Hi Peter, Peter Dimov wrote:
Phil Endecott wrote:
What I'm trying to do is to sanitise the input to an internet- exposed process, to reject malicious input'); drop table users; As an example I'll look at input that is supposed to be base-64 encoded and no more than a couple of kilobytes long.
Typical-case performance doesn't matter much as this runs once per process invocation (and hence also caching the compiled regex doesn't help), but I do want to be sure that it doesn't have bad worst-case complexity in the face of pathological input. So my first test is a quick check with a regular expression that should might trigger worst-case behaviour in a non-linear implementation:
a?a?a?a?a?a?a?a?a?a?a?a?a?a?a?a?a?a?a?a?aaaaaaaaaaaaaaaaaaaa
But that's a separate case.
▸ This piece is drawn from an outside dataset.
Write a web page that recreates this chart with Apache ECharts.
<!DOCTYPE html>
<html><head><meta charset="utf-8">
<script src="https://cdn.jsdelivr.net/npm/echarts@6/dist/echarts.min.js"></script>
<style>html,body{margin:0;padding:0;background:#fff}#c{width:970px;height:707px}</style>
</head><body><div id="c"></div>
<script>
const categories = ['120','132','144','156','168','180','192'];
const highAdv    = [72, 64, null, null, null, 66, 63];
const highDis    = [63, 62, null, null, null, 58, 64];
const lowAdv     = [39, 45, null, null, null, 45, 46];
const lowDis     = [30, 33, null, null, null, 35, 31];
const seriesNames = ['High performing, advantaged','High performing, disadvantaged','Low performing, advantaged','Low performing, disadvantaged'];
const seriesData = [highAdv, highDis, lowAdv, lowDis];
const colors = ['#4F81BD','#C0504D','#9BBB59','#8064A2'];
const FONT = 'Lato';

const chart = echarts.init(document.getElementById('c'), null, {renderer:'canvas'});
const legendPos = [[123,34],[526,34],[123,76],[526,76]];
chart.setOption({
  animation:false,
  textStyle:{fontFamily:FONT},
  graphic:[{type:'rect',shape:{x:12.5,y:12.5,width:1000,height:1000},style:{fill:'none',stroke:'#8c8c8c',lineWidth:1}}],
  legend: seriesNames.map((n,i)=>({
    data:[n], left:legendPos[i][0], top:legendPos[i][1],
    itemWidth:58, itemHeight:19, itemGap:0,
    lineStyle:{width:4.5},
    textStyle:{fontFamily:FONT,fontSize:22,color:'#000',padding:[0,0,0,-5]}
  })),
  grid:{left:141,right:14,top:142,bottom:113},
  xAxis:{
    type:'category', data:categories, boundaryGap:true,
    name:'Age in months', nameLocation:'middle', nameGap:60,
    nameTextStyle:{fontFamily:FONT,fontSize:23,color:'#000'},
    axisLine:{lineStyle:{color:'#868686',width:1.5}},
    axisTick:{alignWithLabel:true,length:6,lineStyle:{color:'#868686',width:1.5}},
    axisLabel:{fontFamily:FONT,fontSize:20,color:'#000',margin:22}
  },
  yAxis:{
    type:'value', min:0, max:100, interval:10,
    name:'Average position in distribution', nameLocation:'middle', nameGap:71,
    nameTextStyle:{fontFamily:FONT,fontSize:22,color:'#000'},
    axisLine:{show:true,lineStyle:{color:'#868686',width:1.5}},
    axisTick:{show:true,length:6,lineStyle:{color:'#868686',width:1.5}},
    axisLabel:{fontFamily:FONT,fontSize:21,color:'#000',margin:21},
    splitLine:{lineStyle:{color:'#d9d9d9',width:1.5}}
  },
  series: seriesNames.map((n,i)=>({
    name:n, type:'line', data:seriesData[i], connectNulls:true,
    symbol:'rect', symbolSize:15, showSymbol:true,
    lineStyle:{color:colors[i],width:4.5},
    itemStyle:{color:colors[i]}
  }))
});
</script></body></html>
This is a pathological regexp, not a "pathological" input string. If your regexes don't come from an external source, the performance of a pathological regex is not a potential security issue.
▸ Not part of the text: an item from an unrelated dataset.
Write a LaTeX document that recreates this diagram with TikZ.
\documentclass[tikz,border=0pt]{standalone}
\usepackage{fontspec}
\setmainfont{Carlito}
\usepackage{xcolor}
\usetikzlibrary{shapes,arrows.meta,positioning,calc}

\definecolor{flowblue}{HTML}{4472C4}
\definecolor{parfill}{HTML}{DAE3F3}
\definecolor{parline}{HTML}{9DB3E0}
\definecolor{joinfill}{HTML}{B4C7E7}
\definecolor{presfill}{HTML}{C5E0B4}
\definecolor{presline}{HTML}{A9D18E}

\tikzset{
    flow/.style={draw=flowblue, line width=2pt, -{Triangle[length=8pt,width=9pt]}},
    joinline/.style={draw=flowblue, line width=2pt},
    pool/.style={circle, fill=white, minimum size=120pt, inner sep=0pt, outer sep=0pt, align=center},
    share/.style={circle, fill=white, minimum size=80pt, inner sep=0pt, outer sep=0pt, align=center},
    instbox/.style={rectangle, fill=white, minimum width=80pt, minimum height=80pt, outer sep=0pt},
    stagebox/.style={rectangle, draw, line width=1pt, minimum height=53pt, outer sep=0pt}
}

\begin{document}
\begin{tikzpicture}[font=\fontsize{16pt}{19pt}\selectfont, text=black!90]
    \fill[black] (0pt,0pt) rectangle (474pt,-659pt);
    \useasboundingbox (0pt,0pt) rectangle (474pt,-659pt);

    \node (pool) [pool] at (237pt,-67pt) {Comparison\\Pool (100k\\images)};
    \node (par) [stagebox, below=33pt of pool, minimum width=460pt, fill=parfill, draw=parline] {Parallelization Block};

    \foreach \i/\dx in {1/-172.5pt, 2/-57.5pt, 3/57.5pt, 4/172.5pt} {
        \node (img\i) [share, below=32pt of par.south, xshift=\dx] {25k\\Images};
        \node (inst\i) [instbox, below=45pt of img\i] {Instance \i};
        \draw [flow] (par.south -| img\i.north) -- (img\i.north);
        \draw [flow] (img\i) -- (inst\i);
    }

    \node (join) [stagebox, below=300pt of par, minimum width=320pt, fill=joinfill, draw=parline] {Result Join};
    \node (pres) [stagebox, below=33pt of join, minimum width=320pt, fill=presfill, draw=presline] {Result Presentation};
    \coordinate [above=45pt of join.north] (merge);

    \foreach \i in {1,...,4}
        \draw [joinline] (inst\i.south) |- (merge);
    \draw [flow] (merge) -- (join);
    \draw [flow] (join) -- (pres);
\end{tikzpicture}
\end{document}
There are certain pathological regexp matching algorithms that have certain pathological regexp inputs that have certain pathological input strings. How do I know if a regexp that I've written in my code is a pathological one for the particular regexp library that I'm using?
Are these results available? Apologies if you've already posted them.
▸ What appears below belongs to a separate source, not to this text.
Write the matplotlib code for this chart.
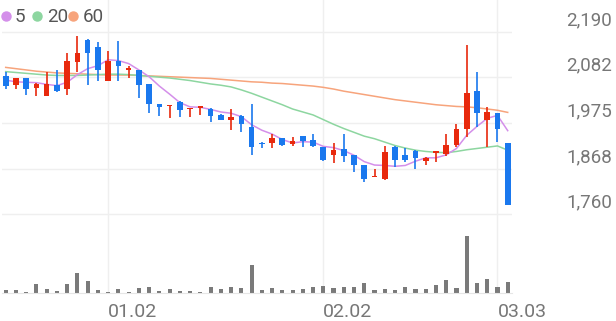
import matplotlib
matplotlib.use('Agg')
import matplotlib.pyplot as plt
import matplotlib.transforms as mtransforms
from matplotlib.lines import Line2D
import numpy as np

plt.rcParams['font.family'] = ['Roboto', 'DejaVu Sans']

# daily candles
opens = [2086, 2064, 2080, 2058, 2039, 2064, 2055, 2119, 2170, 2155,
         2074, 2121, 2100, 2101, 2066, 2020, 2014, 2024, 2008, 2011,
         2009, 1995, 1982, 1991, 1966, 1929, 1927, 1939, 1925, 1944,
         1935, 1919, 1899, 1913, 1899, 1877, 1848, 1844, 1919, 1899,
         1909, 1886, 1905, 1901, 1923, 1962, 2051, 1982, 1998, 1927]
highs = [2096, 2082, 2082, 2070, 2094, 2100, 2140, 2180, 2174, 2165,
         2145, 2168, 2110, 2101, 2066, 2020, 2016, 2026, 2010, 2016,
         2011, 1997, 2008, 1995, 2019, 1930, 1948, 1940, 1942, 1944,
         1948, 1919, 1927, 1948, 1899, 1877, 1866, 1921, 1921, 1915,
         1911, 1894, 1907, 1948, 1973, 2159, 2094, 2013, 1998, 1927]
lows = [2055, 2055, 2041, 2039, 2039, 2048, 2041, 2096, 2064, 2074,
        2074, 2074, 2080, 2034, 1998, 1992, 1986, 1990, 1990, 1994,
        1978, 1982, 1958, 1954, 1899, 1915, 1915, 1920, 1921, 1919,
        1919, 1886, 1881, 1884, 1860, 1836, 1848, 1840, 1872, 1884,
        1866, 1877, 1882, 1898, 1918, 1943, 1966, 1919, 1931, 1782]
closes = [2063, 2080, 2054, 2066, 2066, 2050, 2121, 2141, 2139, 2100,
          2121, 2110, 2104, 2064, 2019, 2013, 2016, 2005, 2010, 2014,
          1992, 1982, 1990, 1972, 1919, 1926, 1939, 1923, 1933, 1933,
          1921, 1888, 1912, 1898, 1876, 1844, 1850, 1907, 1888, 1888,
          1892, 1892, 1907, 1923, 1962, 2045, 1998, 2000, 1962, 1782]
volumes = [33, 33, 17, 90, 43, 23, 93, 200, 120, 30,
           13, 40, 17, 57, 63, 27, 40, 27, 27, 13,
           63, 43, 67, 53, 283, 33, 57, 37, 30, 40,
           67, 70, 57, 60, 67, 107, 37, 47, 37, 63,
           43, 40, 80, 130, 57, 577, 100, 140, 67, 117]

ma5 = [2076, 2072, 2071, 2070, 2066, 2063, 2071, 2089, 2103, 2110,
       2124, 2122, 2115, 2100, 2084, 2062, 2043, 2023, 2013, 2012,
       2007, 2001, 1998, 1990, 1971, 1958, 1949, 1936, 1928, 1931,
       1930, 1920, 1917, 1910, 1899, 1884, 1876, 1875, 1873, 1875,
       1885, 1893, 1893, 1900, 1915, 1946, 1967, 1986, 1993, 1957]
ma20 = [2096, 2094, 2092, 2090, 2088, 2087, 2087, 2087, 2088, 2089,
        2090, 2090, 2089, 2087, 2085, 2083, 2081, 2078, 2075, 2071,
        2067, 2064, 2060, 2053, 2045, 2036, 2027, 2018, 2008, 2001,
        1994, 1983, 1972, 1962, 1953, 1944, 1938, 1930, 1922, 1916,
        1911, 1908, 1906, 1905, 1908, 1912, 1915, 1918, 1921, 1911]
ma60 = [2106, 2103, 2100, 2097, 2095, 2093, 2092, 2091, 2090, 2089,
        2088, 2088, 2088, 2087, 2086, 2085, 2084, 2083, 2082, 2081,
        2080, 2078, 2076, 2074, 2072, 2071, 2069, 2068, 2066, 2064,
        2062, 2059, 2055, 2050, 2046, 2042, 2038, 2034, 2030, 2027,
        2024, 2021, 2018, 2016, 2014, 2013, 2011, 2008, 2005, 2000]

ma_names = ['5', '20', '60']
ma_colors = ['#D48FEA', '#8DD6A0', '#F7A47C']

price_ticks = [2190, 2082.5, 1975, 1867.5, 1760]
price_labels = ['2,190', '2,082', '1,975', '1,868', '1,760']
date_idx = [10, 31, 48]
date_labels = ['01.02', '02.02', '03.03']

UP = '#E8290D'
DOWN = '#1A78EE'
GRID = '#EFEFEF'
TXT = '#777777'

W, H = 616, 321
fig = plt.figure(figsize=(W / 100, H / 100), dpi=100)


def px_box(left, top, right, bottom):
    return [left / W, 1 - bottom / H, (right - left) / W, (bottom - top) / H]


x = np.arange(len(closes))
step = 10.245
xlo = -(5.7 - 2) / step
xhi = xlo + 510 / step

# background axes for the vertical date lines
ax_bg = fig.add_axes(px_box(2, 0, 512, 293.3))
ax_bg.set_xlim(xlo, xhi)
ax_bg.set_ylim(0, 1)
ax_bg.axis('off')
for i in date_idx:
    ax_bg.axvline(i, color=GRID, lw=1.0, zorder=0)

# price panel
ax = fig.add_axes(px_box(2, 26, 512, 218))
ax.patch.set_alpha(0)
ax.set_xlim(xlo, xhi)
scale = 181.6 / 430
ax.set_ylim(1760 - (218 - 214.3) / scale, 2190 + (31.7 - 26) / scale)
for v in price_ticks:
    ax.axhline(v, color=GRID, lw=1.0, zorder=0)
for s in ax.spines.values():
    s.set_visible(False)
ax.set_xticks([])
ax.set_yticks([])

for vals, c in zip([ma60, ma20, ma5], ma_colors[::-1]):
    ax.plot(x, vals, color=c, lw=1.1, zorder=2)

o = np.array(opens)
c = np.array(closes)
colors = [UP if cc >= oo else DOWN for oo, cc in zip(opens, closes)]
ax.vlines(x, lows, highs, colors=colors, lw=1.2, zorder=3)
body_h = np.maximum(np.abs(c - o), 3)
ax.bar(x, body_h, bottom=np.minimum(o, c), width=0.55, color=colors,
       zorder=4, linewidth=0)

trans_y = mtransforms.blended_transform_factory(fig.transFigure, ax.transData)
off = mtransforms.ScaledTranslation(0, 6.7 / 100, fig.dpi_scale_trans)
for v, lab in zip(price_ticks, price_labels):
    ax.text(612 / W, v, lab, transform=trans_y + off, ha='right',
            va='baseline', fontsize=13.5, color=TXT)

# volume panel
ax_v = fig.add_axes(px_box(2, 225, 512, 293.3))
ax_v.patch.set_alpha(0)
ax_v.set_xlim(xlo, xhi)
ax_v.set_ylim(0, 577 * 68.3 / 57.7)
ax_v.bar(x, volumes, width=0.4, color='#7A7A7A', linewidth=0, zorder=2)
for name, s in ax_v.spines.items():
    s.set_visible(name == 'bottom')
ax_v.spines['bottom'].set_color('#E6E6E6')
ax_v.set_xticks([])
ax_v.set_yticks([])

trans_x = mtransforms.blended_transform_factory(ax_v.transData, fig.transFigure)
for i, lab in zip(date_idx, date_labels):
    ax_v.text(i, (H - 316.7) / H, lab, transform=trans_x, ha='left',
              va='baseline', fontsize=14, color=TXT)

# legend
for cx, tx, name, col in zip([6, 37, 73], [15, 47, 83], ma_names, ma_colors):
    fig.add_artist(Line2D([cx / W], [1 - 15.5 / H], marker='o', markersize=6.5,
                          color=col, linestyle='none',
                          transform=fig.transFigure))
    fig.text(tx / W, 1 - 22 / H, name, ha='left', va='baseline',
             fontsize=13.5, color='#555555')

fig.savefig('out.png', dpi=100)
I was going to post some numbers but then I spotted that they got slower as the test system warmed up! Fundamentally, I'm only interested in the complexity order, not even factors of 10X, so I'm not trying to produce very detailed numbers. Previously I made some positive comments about the compile-time regular expression library CTRE. I had looked at a couple of presentations from CppCon 2018 & 2019 which presented the compile-time conversion of the regexp string into an NFA and then - according to the 2019 presentation - into a DFA, with O(N) matching complexity. But having looked at the code, it seems that unless I'm missing something the NFA-to-DFA conversion is not present! This is yet another backtracking NFA implementation. Boo. My recommendation is therefore RE2. Regards, Phil.